-- Begin RECORDS FOR THE TASK --
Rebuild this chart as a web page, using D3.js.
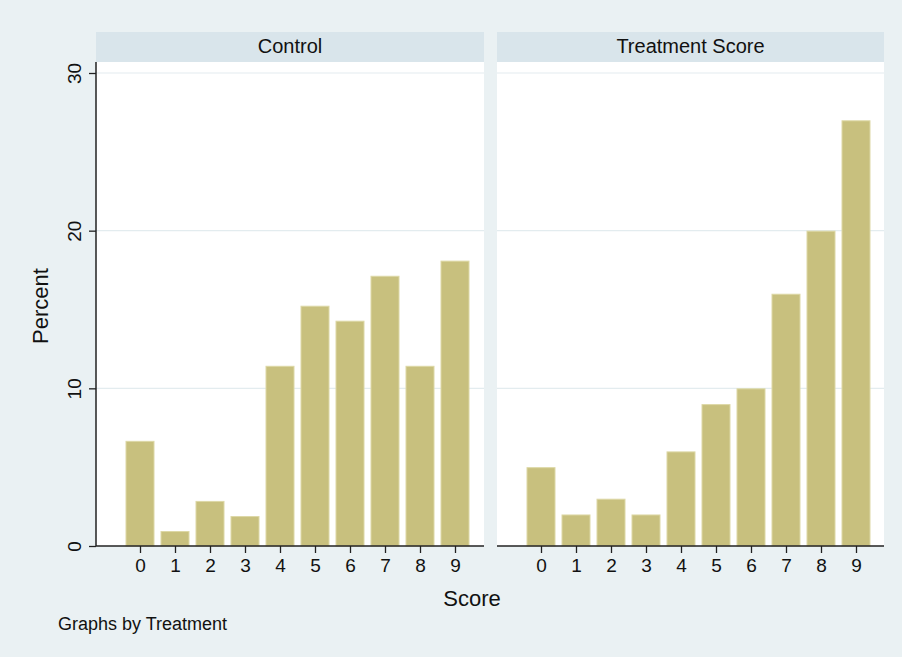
<!DOCTYPE html>
<html><head><meta charset="utf-8">
<script src="https://cdn.jsdelivr.net/npm/d3@7"></script>
<style>body{margin:0;background:#eaf1f3}svg{display:block}text{font-family:"Liberation Sans",Arial,sans-serif;fill:#111}</style>
</head><body>
<script>
const scores = [0,1,2,3,4,5,6,7,8,9];
const panelTitles = ["Control", "Treatment Score"];
const controlPct = [6.67, 0.95, 2.86, 1.90, 11.43, 15.24, 14.29, 17.14, 11.43, 18.10];
const treatmentPct = [5, 2, 3, 2, 6, 9, 10, 16, 20, 27];
const yTicks = [0, 10, 20, 30];

const W = 902, H = 657;
const FONT = '"Liberation Sans",Arial,sans-serif';
const svg = d3.select("body").append("svg").attr("width", W).attr("height", H);
svg.append("rect").attr("width", W).attr("height", H).attr("fill", "#eaf1f3");

const plotTop = 62, plotBottom = 546, headerTop = 32;
const panels = [
  {x0: 96, x1: 484, title: panelTitles[0], data: controlPct},
  {x0: 497, x1: 884, title: panelTitles[1], data: treatmentPct}
];
const y = d3.scaleLinear().domain([0, 30]).range([plotBottom, 73]);

panels.forEach((p, i) => {
  const g = svg.append("g");
  g.append("rect").attr("x", p.x0).attr("y", headerTop).attr("width", p.x1 - p.x0).attr("height", plotTop - headerTop).attr("fill", "#d9e5eb");
  g.append("text").attr("x", (p.x0 + p.x1) / 2).attr("y", 53).attr("text-anchor", "middle").style("font-size", "20px").text(p.title);
  g.append("rect").attr("x", p.x0).attr("y", plotTop).attr("width", p.x1 - p.x0).attr("height", plotBottom - plotTop).attr("fill", "#ffffff");
  const x = d3.scaleLinear().domain([0, 9]).range([p.x0 + 44, p.x0 + 44 + 315]);
  g.selectAll(".grid").data(yTicks.filter(d => d > 0)).enter().append("line")
    .attr("x1", p.x0).attr("x2", p.x1).attr("y1", d => y(d)).attr("y2", d => y(d))
    .attr("stroke", "#e3ecef").attr("stroke-width", 1.2);
  const bw = 29;
  g.selectAll(".bar").data(p.data).enter().append("rect")
    .attr("x", (d, k) => x(scores[k]) - bw / 2 + 0.5)
    .attr("width", bw - 1)
    .attr("y", d => y(d) + 0.5)
    .attr("height", d => y(0) - y(d) - 0.5)
    .attr("fill", "#c8c07e").attr("stroke", "#ddd8a6").attr("stroke-width", 1);
  const xAxis = d3.axisBottom(x).tickValues(scores).tickSize(7).tickPadding(6).tickFormat(d3.format("d"));
  const ax = g.append("g").attr("transform", `translate(0,${plotBottom})`).call(xAxis);
  ax.attr("font-size", null).attr("font-family", null);
  ax.select(".domain").remove();
  ax.append("line").attr("x1", p.x0).attr("x2", p.x1).attr("stroke", "#222").attr("stroke-width", 1.5);
  ax.selectAll(".tick line").attr("stroke", "#222").attr("stroke-width", 1.3);
  ax.selectAll(".tick text").style("font-size", "19px").attr("fill", "#111").style("font-family", FONT);
  if (i === 0) {
    const yAxis = d3.axisLeft(y).tickValues(yTicks).tickSize(7).tickPadding(0);
    const ay = g.append("g").attr("transform", `translate(${p.x0},0)`).call(yAxis);
    ay.attr("font-size", null).attr("font-family", null);
    ay.select(".domain").remove();
    ay.append("line").attr("y1", plotTop).attr("y2", plotBottom).attr("stroke", "#222").attr("stroke-width", 1.5);
    ay.selectAll(".tick line").attr("stroke", "#222").attr("stroke-width", 1.3);
    ay.selectAll(".tick text")
      .attr("x", 0).attr("dy", null)
      .attr("transform", "translate(-15,0) rotate(-90)")
      .attr("text-anchor", "middle")
      .style("font-size", "19px").attr("fill", "#111").style("font-family", FONT);
  }
});

svg.append("text").attr("transform", `translate(48,306) rotate(-90)`).attr("text-anchor", "middle").style("font-size", "22px").text("Percent");
svg.append("text").attr("x", 472).attr("y", 606).attr("text-anchor", "middle").style("font-size", "22px").text("Score");
svg.append("text").attr("x", 58).attr("y", 630).style("font-size", "18px").text("Graphs by Treatment");
</script>
</body></html>
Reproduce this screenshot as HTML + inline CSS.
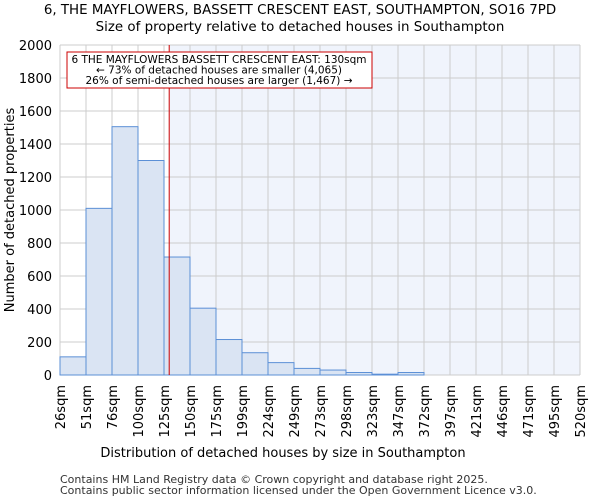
<!DOCTYPE html>
<html><head><meta charset="utf-8"><style>
body{margin:0;background:#fff;font-family:"DejaVu Sans","Liberation Sans",sans-serif;}
</style></head><body>
<svg id="c" width="600" height="500" xmlns="http://www.w3.org/2000/svg" font-family="DejaVu Sans, Liberation Sans, sans-serif">
<text x="300" y="14" text-anchor="middle" font-size="13.4">6, THE MAYFLOWERS, BASSETT CRESCENT EAST, SOUTHAMPTON, SO16 7PD</text>
<text x="300" y="31" text-anchor="middle" font-size="13.4">Size of property relative to detached houses in Southampton</text>
<g id="plot"></g>
<text x="283" y="457" text-anchor="middle" font-size="13">Distribution of detached houses by size in Southampton</text>
<text transform="translate(14,210) rotate(-90)" text-anchor="middle" font-size="13">Number of detached properties</text>
<text x="60" y="483" font-size="11" fill="#333">Contains HM Land Registry data © Crown copyright and database right 2025.</text>
<text x="60" y="494" font-size="11" fill="#333">Contains public sector information licensed under the Open Government Licence v3.0.</text>
</svg>
<script>
const categories=["26sqm","51sqm","76sqm","100sqm","125sqm","150sqm","175sqm","199sqm","224sqm","249sqm","273sqm","298sqm","323sqm","347sqm","372sqm","397sqm","421sqm","446sqm","471sqm","495sqm","520sqm"];
const values=[110,1010,1505,1300,715,405,215,135,75,40,30,15,5,15,0,0,0,0,0,0];
const yTicks=[0,200,400,600,800,1000,1200,1400,1600,1800,2000];
const markerBin=4.2;
const NS="http://www.w3.org/2000/svg";
const g=document.getElementById('plot');
const L=60,R=580,T=45,B=375,yMax=2000;
const bw=(R-L)/values.length;
const X=i=>L+i*bw, Y=v=>B-(v/yMax)*(B-T);
function mk(t,a){const e=document.createElementNS(NS,t);for(const k in a)e.setAttribute(k,a[k]);g.appendChild(e);return e;}
const mx=X(markerBin);
let e=mk('rect',{x:mx,y:T,width:R-mx,height:B-T,fill:'#f0f4fc'});


for(let i=0;i<=values.length;i++){e=mk('line',{x1:X(i),x2:X(i),y1:T,y2:B,stroke:'#ccc','stroke-width':1});

}
yTicks.forEach(v=>{e=mk('line',{x1:L,x2:R,y1:Y(v),y2:Y(v),stroke:'#ccc','stroke-width':1});


e=mk('text',{x:L-8,y:Y(v)+5,'text-anchor':'end','font-size':13});e.textContent=v;

});
values.forEach((v,i)=>{if(v<=0)return;e=mk('rect',{x:X(i),y:Y(v),width:bw,height:B-Y(v),fill:'#dae4f3',stroke:'#5b8fd6','stroke-width':1});

});
categories.forEach((c,i)=>{e=mk('text',{transform:`translate(${X(i)+5},385) rotate(-90)`,'text-anchor':'end','font-size':13});e.textContent=c;

});
e=mk('line',{x1:mx,x2:mx,y1:T,y2:B,stroke:'#c00','stroke-width':1});


e=mk('rect',{x:67,y:52,width:305,height:36,fill:'#fff',stroke:'#c00','stroke-width':1});


["6 THE MAYFLOWERS BASSETT CRESCENT EAST: 130sqm","← 73% of detached houses are smaller (4,065)","26% of semi-detached houses are larger (1,467) →"].forEach((t,k)=>{
e=mk('text',{x:219,y:63+k*10.5,'text-anchor':'middle','font-size':10.5});e.textContent=t;

});
</script>
</body></html>
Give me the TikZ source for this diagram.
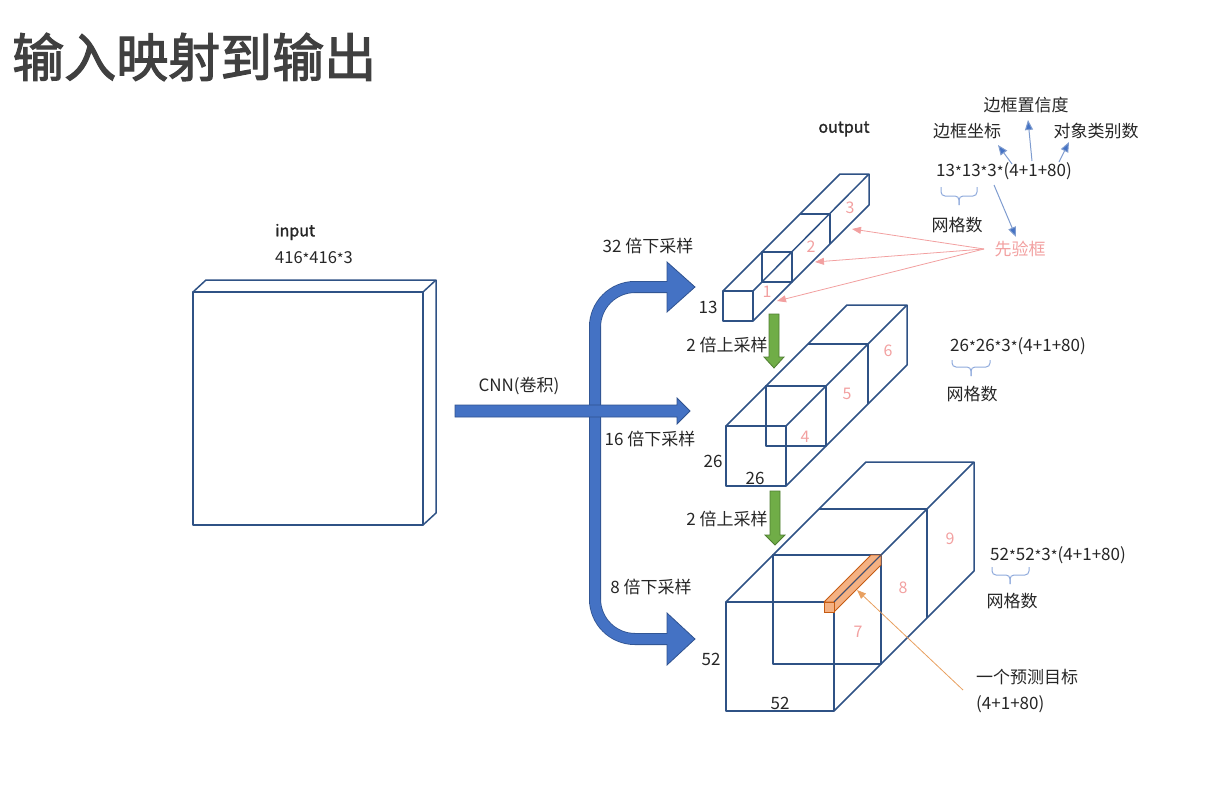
\documentclass[tikz,border=0pt]{standalone}
\usepackage{fontspec}
\setmainfont{Noto Sans CJK SC}
\newfontfamily\titlefont[FakeBold=2.2]{Noto Sans CJK SC}
\newfontfamily\boldlat[FakeBold=1.5]{Noto Sans CJK SC}
\usetikzlibrary{arrows.meta}
\definecolor{edge}{HTML}{2F5285}
\definecolor{txt}{HTML}{262626}
\definecolor{ttl}{HTML}{404040}
\definecolor{pinkc}{HTML}{F2A0A0}
\definecolor{blueA}{HTML}{4472C4}
\definecolor{blueD}{HTML}{2F528F}
\definecolor{blueL}{HTML}{7F9CCF}
\definecolor{greenA}{HTML}{70AD47}
\definecolor{greenD}{HTML}{507E32}
\definecolor{orgF}{HTML}{F4B183}
\definecolor{orgD}{HTML}{C55A11}
\definecolor{orgL}{HTML}{E8A060}
\definecolor{braceC}{HTML}{8FAADC}
\newcommand\sm{\raisebox{-1pt}{\fontsize{14.5}{14}\selectfont *}}
\newcommand\gridbrace[5]{%
  \draw[bracestyle] (#1,#3) -- (#1,#4) -- (#5,#4) -- (#5,#4+9);
  \draw[bracestyle] (#2,#3) -- (#2,#4) -- (#5,#4) -- (#5,#4+9);
}
\begin{document}
\begin{tikzpicture}[x=1pt,y=-1pt,
  lbl/.style={inner sep=0pt, text=txt, font=\fontsize{17}{20}\selectfont},
  pnum/.style={inner sep=0pt, text=pinkc, font=\fontsize{16}{19}\selectfont},
  cub/.style={draw=edge, line width=1.5pt, line join=round},
  bracestyle/.style={draw=braceC, line width=1pt, rounded corners=4pt},
  bluearrow/.style={draw=blueL, line width=1pt, -{Triangle[length=10pt,width=8pt,fill=blueA]}},
  pinkarrow/.style={draw=pinkc, line width=0.8pt, -{Triangle[length=9pt,width=7pt,fill=pinkc]}},
  orgarrow/.style={draw=orgL, line width=0.8pt, -{Triangle[length=9pt,width=7pt,fill=orgL]}},
  greenarrow/.style={fill=greenA, draw=greenD, line width=0.8pt},
]
\useasboundingbox (0,0) rectangle (1215,789);

% title
\node[anchor=west, inner sep=0pt, text=ttl, font=\titlefont\fontsize{52}{60}\selectfont] (title) at (12,57) {输入映射到输出};

% input slab
\draw[cub] (193,292) rectangle (423,525);
\draw[cub] (193,292) -- (206,280) -- (436,280) -- (423,292);
\draw[cub] (423,525) -- (436,513) -- (436,280);
\node[lbl, anchor=west, font=\boldlat\fontsize{16}{19}\selectfont] (inp) at (275,232) {input};
\node[lbl, anchor=west, font=\fontsize{16.5}{19}\selectfont] (inpsz) at (275,258) {416\sm416\sm3};

% blue bent arrow
\draw[line width=12pt, draw=blueD, rounded corners=40pt] (667,287) -- (595,287) -- (595,639) -- (667,639);
\filldraw[fill=blueA, draw=blueD, line width=0.8pt] (667,262) -- (695,287) -- (667,312) -- cycle;
\filldraw[fill=blueA, draw=blueD, line width=0.8pt] (667,613) -- (695,639) -- (667,665) -- cycle;
\draw[line width=10.4pt, draw=blueA, rounded corners=40pt] (669,287) -- (595,287) -- (595,639) -- (669,639);
% CNN arrow
\filldraw[fill=blueA, draw=blueD, line width=0.8pt] (455,405) -- (677,405) -- (677,398) -- (690,411) -- (677,424) -- (677,417) -- (455,417) -- cycle;

\node[lbl] (cnn) at (519,386) {CNN(卷积)};
\node[lbl] (d32) at (648,246) {32 倍下采样};
\node[lbl] (d16) at (650,439) {16 倍下采样};
\node[lbl] (d8) at (651,587) {8 倍下采样};

% top cuboid 13
\draw[cub] (723,291) rectangle (753,321);
\draw[cub] (723,291) -- (840,174) -- (869,174) -- (753,291);
\draw[cub] (753,321) -- (869,205) -- (869,174);
\draw[cub] (762,252) rectangle (792,282);
\draw[cub] (800,214) -- (830,214) -- (830,244);
\node[pnum] (n3) at (850,208) {3};
\node[pnum] (n2) at (811,247) {2};
\node[pnum] (n1) at (767,292) {1};
\node[lbl] (s13) at (708,307) {13};

% middle cuboid 26
\draw[cub] (726,426) rectangle (786,486);
\draw[cub] (726,426) -- (847,305) -- (907,305) -- (786,426);
\draw[cub] (786,486) -- (907,365) -- (907,305);
\draw[cub] (766,386) rectangle (826,446);
\draw[cub] (808,344) -- (868,344) -- (868,404);
\node[pnum] (n6) at (888,351) {6};
\node[pnum] (n5) at (847,394) {5};
\node[pnum] (n4) at (805,437) {4};
\node[lbl] (s26a) at (713,461) {26};
\node[lbl] (s26b) at (755,478) {26};

% bottom cuboid 52
\draw[cub] (726,602) rectangle (834,711);
\draw[cub] (726,602) -- (866,462) -- (974,462) -- (834,602);
\draw[cub] (834,711) -- (974,571) -- (974,462);
\draw[cub] (773,555) rectangle (881,664);
\draw[cub] (819,509) -- (927,509) -- (927,618);
\node[pnum] (n9) at (950,539) {9};
\node[pnum] (n8) at (903,588) {8};
\node[pnum] (n7) at (858,632) {7};
\node[lbl] (s52a) at (711,659) {52};
\node[lbl] (s52b) at (780,703) {52};

% orange bar
\filldraw[fill=orgF, draw=orgD, line width=0.8pt, line join=round] (824,602) -- (834,602) -- (881,555) -- (871,555) -- cycle;
\filldraw[fill=orgF, draw=orgD, line width=0.8pt, line join=round] (834,602) -- (834,612) -- (881,565) -- (881,555) -- cycle;
\filldraw[fill=orgF, draw=orgD, line width=0.8pt] (824,602) rectangle (834,612);
\draw[draw=edge, line width=1pt] (834,602) -- (881,555);

% green arrows
\filldraw[greenarrow] (769,314) -- (779,314) -- (779,357) -- (784,357) -- (774,368) -- (764,357) -- (769,357) -- cycle;
\filldraw[greenarrow] (770,491) -- (780,491) -- (780,535) -- (785,535) -- (775,545) -- (765,535) -- (770,535) -- cycle;
\node[lbl] (u1) at (727,345) {2 倍上采样};
\node[lbl] (u2) at (727,519) {2 倍上采样};

% output labels
\node[lbl, font=\boldlat\fontsize{16}{19}\selectfont] (out) at (844,129) {output};
\node[lbl] (conf) at (1026,105) {边框置信度};
\node[lbl] (bbox) at (967,131) {边框坐标};
\node[lbl] (cls) at (1096,131) {对象类别数};
\node[lbl, anchor=west] (f13) at (936,171) {13\sm13\sm3\sm(4+1+80)};
\gridbrace{941}{977}{187}{196}{959}
\node[lbl] (g13) at (957,225) {网格数};
\node[lbl, text=pinkc] (prior) at (1020,249) {先验框};

\coordinate (a1s) at (1012,164); \coordinate (a1t) at (998,145);
\coordinate (a2s) at (1032,161); \coordinate (a2t) at (1028,120);
\coordinate (a3s) at (1059,162); \coordinate (a3t) at (1069,142);
\coordinate (a4s) at (994,185); \coordinate (a4t) at (1016,237);
\draw[bluearrow] (a1s) -- (a1t);
\draw[bluearrow] (a2s) -- (a2t);
\draw[bluearrow] (a3s) -- (a3t);
\draw[bluearrow] (a4s) -- (a4t);

\coordinate (pk) at (984,249);
\coordinate (p3) at (852,229);
\coordinate (p2) at (815,262);
\coordinate (p1) at (777,301);
\draw[pinkarrow] (pk) -- (p3);
\draw[pinkarrow] (pk) -- (p2);
\draw[pinkarrow] (pk) -- (p1);

\node[lbl, anchor=west] (f26) at (950,346) {26\sm26\sm3\sm(4+1+80)};
\gridbrace{952}{990}{360}{367}{971}
\node[lbl] (g26) at (972,394) {网格数};

\node[lbl, anchor=west] (f52) at (990,555) {52\sm52\sm3\sm(4+1+80)};
\gridbrace{992}{1029}{567}{575}{1010}
\node[lbl] (g52) at (1012,601) {网格数};

\node[lbl, anchor=west] (tgt) at (976,677) {一个预测目标};
\node[lbl, anchor=west] (tgt2) at (976,704) {(4+1+80)};
\coordinate (os) at (963,690);
\coordinate (ot) at (857,590);
\draw[orgarrow] (os) -- (ot);
\end{tikzpicture}
\end{document}
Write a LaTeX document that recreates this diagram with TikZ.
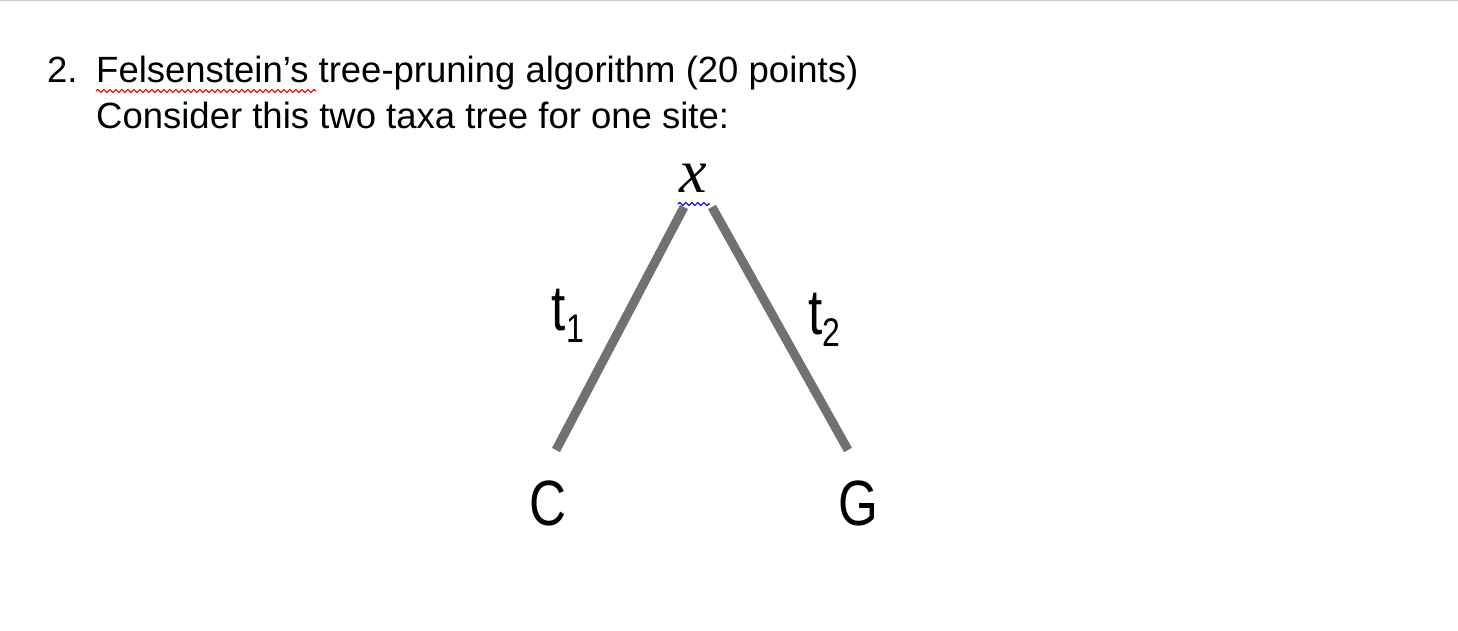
\documentclass[tikz,border=0pt]{standalone}
\usepackage{fontspec}
\setmainfont{Liberation Sans}
\newfontfamily\serifx{Liberation Serif}
\usetikzlibrary{decorations.pathmorphing}
\begin{document}
\begin{tikzpicture}[x=1pt,y=-1pt,
  branch/.style={line width=9pt,draw={rgb,255:red,115;green,112;blue,112}},
  txt/.style={anchor=base west,inner sep=0pt,font=\fontsize{36.5}{40}\selectfont},
  lbl/.style={inner sep=0pt,xscale=0.8,font=\fontsize{64}{70}\selectfont},
  squig/.style={decorate,decoration={snake,amplitude=1.5pt,segment length=6pt},line width=1.2pt}]
\useasboundingbox[fill=white] (0,0) rectangle (1458,630);
\draw[gray!40] (0,0.5) -- (1458,0.5);
\node[txt] (num) at (47,82) {2.};
\node[txt] (l1) at (96,82) {Felsenstein’s tree-pruning algorithm (20 points)};
\node[txt] (l2) at (96,128) {Consider this two taxa tree for one site:};
\draw[squig,red] (96,91) -- (316,91);
\node[inner sep=0pt,font=\fontsize{62}{66}\serifx\itshape] (x) at (693,178) {x};
\draw[squig,blue] (678,204) -- (710,204);
\coordinate (rl) at (684,207);
\coordinate (rr) at (712,207);
\coordinate (lc) at (556,450);
\coordinate (lg) at (848,450);
\draw[branch] (rl) -- (lc);
\draw[branch] (rr) -- (lg);
\node[lbl] (t1) at (568,316) {t{\fontsize{40}{40}\selectfont\raisebox{-12pt}{1}}};
\node[lbl] (t2) at (824,320) {t{\fontsize{40}{40}\selectfont\raisebox{-12pt}{2}}};
\node[lbl] (C) at (548,503) {C};
\node[lbl] (G) at (858,503) {G};
\end{tikzpicture}
\end{document}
-- End RECORDS FOR THE TASK --
Exactly as written, give again every line from the one containing "Write a LaTeX" through the last line of the material, both included, with the pictures left out.

**TASK RESULT:**
Write a LaTeX document that recreates this diagram with TikZ.
\documentclass[tikz,border=0pt]{standalone}
\usepackage{fontspec}
\setmainfont{Liberation Sans}
\newfontfamily\serifx{Liberation Serif}
\usetikzlibrary{decorations.pathmorphing}
\begin{document}
\begin{tikzpicture}[x=1pt,y=-1pt,
  branch/.style={line width=9pt,draw={rgb,255:red,115;green,112;blue,112}},
  txt/.style={anchor=base west,inner sep=0pt,font=\fontsize{36.5}{40}\selectfont},
  lbl/.style={inner sep=0pt,xscale=0.8,font=\fontsize{64}{70}\selectfont},
  squig/.style={decorate,decoration={snake,amplitude=1.5pt,segment length=6pt},line width=1.2pt}]
\useasboundingbox[fill=white] (0,0) rectangle (1458,630);
\draw[gray!40] (0,0.5) -- (1458,0.5);
\node[txt] (num) at (47,82) {2.};
\node[txt] (l1) at (96,82) {Felsenstein’s tree-pruning algorithm (20 points)};
\node[txt] (l2) at (96,128) {Consider this two taxa tree for one site:};
\draw[squig,red] (96,91) -- (316,91);
\node[inner sep=0pt,font=\fontsize{62}{66}\serifx\itshape] (x) at (693,178) {x};
\draw[squig,blue] (678,204) -- (710,204);
\coordinate (rl) at (684,207);
\coordinate (rr) at (712,207);
\coordinate (lc) at (556,450);
\coordinate (lg) at (848,450);
\draw[branch] (rl) -- (lc);
\draw[branch] (rr) -- (lg);
\node[lbl] (t1) at (568,316) {t{\fontsize{40}{40}\selectfont\raisebox{-12pt}{1}}};
\node[lbl] (t2) at (824,320) {t{\fontsize{40}{40}\selectfont\raisebox{-12pt}{2}}};
\node[lbl] (C) at (548,503) {C};
\node[lbl] (G) at (858,503) {G};
\end{tikzpicture}
\end{document}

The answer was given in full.